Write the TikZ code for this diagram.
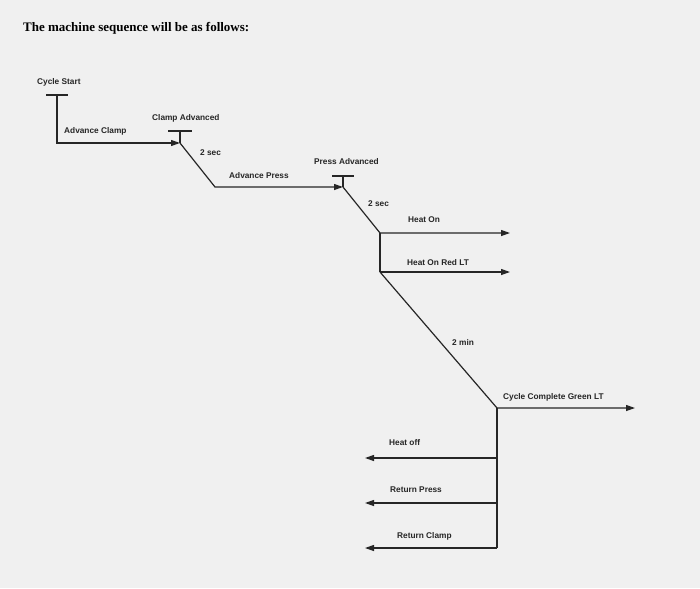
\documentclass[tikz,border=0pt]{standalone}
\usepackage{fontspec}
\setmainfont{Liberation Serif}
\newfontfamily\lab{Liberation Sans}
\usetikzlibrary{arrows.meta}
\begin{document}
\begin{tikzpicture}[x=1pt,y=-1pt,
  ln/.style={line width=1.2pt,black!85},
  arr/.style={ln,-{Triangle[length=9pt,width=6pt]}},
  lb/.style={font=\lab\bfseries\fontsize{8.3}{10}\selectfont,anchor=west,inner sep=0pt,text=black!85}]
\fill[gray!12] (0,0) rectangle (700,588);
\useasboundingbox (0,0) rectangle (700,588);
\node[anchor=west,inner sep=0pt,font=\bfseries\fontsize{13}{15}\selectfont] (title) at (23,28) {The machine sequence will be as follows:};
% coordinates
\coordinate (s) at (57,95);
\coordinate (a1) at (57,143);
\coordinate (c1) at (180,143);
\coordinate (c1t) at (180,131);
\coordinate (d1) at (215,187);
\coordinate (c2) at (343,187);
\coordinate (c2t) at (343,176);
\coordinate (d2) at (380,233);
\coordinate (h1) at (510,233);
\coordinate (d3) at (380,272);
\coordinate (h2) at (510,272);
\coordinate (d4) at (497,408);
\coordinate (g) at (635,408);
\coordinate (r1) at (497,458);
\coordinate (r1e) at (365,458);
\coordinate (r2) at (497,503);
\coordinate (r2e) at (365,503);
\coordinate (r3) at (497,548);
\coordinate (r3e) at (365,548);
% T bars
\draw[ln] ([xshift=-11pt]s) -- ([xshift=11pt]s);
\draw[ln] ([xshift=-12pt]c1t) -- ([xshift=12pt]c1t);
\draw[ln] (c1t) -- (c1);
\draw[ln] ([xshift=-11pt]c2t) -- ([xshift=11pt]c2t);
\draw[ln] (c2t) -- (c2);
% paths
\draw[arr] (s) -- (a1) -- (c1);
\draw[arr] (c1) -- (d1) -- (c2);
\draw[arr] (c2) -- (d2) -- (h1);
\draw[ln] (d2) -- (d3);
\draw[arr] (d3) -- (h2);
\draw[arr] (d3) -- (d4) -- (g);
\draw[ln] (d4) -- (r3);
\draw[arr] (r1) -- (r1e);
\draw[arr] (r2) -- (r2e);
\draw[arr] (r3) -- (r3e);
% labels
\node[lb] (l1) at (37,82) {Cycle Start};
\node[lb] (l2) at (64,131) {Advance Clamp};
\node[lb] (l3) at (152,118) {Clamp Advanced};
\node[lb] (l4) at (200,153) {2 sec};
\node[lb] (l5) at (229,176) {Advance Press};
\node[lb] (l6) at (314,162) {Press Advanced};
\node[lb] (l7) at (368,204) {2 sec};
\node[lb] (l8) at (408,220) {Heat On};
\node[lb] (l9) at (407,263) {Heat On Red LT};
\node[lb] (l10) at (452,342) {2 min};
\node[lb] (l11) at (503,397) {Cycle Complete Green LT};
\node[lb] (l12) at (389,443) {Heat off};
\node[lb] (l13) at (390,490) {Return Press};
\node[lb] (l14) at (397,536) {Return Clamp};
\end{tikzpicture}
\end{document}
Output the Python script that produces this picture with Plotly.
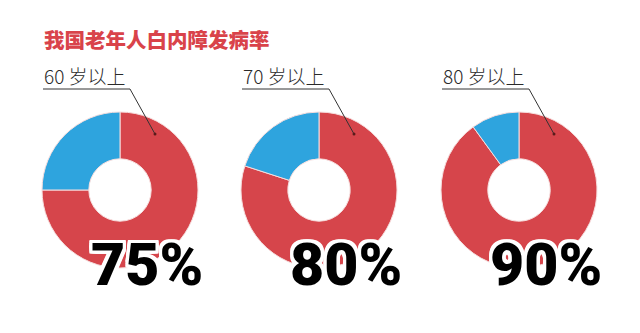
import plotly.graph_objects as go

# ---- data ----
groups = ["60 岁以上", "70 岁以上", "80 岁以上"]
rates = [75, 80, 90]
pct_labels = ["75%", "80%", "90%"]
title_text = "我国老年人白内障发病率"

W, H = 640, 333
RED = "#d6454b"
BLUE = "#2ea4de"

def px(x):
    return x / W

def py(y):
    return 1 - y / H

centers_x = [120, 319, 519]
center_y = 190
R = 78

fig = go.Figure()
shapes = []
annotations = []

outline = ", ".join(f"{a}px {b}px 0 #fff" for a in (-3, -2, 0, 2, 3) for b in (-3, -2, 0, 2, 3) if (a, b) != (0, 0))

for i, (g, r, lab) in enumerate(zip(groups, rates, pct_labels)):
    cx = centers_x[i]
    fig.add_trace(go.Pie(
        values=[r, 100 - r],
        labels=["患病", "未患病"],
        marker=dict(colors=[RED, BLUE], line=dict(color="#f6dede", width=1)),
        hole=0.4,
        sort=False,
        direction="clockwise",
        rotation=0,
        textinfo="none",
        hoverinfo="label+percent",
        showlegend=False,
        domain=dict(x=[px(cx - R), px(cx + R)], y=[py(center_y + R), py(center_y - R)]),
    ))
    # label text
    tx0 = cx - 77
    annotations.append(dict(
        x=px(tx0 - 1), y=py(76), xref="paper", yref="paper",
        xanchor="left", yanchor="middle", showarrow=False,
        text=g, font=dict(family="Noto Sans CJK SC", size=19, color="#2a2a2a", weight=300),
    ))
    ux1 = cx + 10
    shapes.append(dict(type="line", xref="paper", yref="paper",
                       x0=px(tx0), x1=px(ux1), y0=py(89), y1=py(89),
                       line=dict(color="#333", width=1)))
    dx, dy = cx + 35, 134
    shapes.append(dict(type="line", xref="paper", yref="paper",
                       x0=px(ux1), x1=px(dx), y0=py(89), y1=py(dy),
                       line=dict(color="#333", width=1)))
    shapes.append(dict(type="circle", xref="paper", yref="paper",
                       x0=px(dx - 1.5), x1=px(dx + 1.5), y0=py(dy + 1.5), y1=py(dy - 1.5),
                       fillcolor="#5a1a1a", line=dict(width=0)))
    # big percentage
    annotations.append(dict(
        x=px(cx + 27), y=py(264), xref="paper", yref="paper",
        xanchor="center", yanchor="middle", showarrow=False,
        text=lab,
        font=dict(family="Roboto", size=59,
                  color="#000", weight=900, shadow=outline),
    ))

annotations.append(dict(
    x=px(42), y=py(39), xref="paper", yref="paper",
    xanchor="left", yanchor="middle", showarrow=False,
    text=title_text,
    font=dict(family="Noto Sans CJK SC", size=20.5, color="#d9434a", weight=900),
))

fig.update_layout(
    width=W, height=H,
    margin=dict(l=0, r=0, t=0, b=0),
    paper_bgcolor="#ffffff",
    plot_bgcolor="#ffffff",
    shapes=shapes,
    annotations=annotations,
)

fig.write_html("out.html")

**Exercise objective**
Omit all pictures and repeat exactly the lines from the one containing "Output the Python" through the one containing "return 1 - y / H", ends included, with nothing added.

**Answer to this task**
Output the Python script that produces this picture with Plotly.
import plotly.graph_objects as go

# ---- data ----
groups = ["60 岁以上", "70 岁以上", "80 岁以上"]
rates = [75, 80, 90]
pct_labels = ["75%", "80%", "90%"]
title_text = "我国老年人白内障发病率"

W, H = 640, 333
RED = "#d6454b"
BLUE = "#2ea4de"

def px(x):
    return x / W

def py(y):
    return 1 - y / H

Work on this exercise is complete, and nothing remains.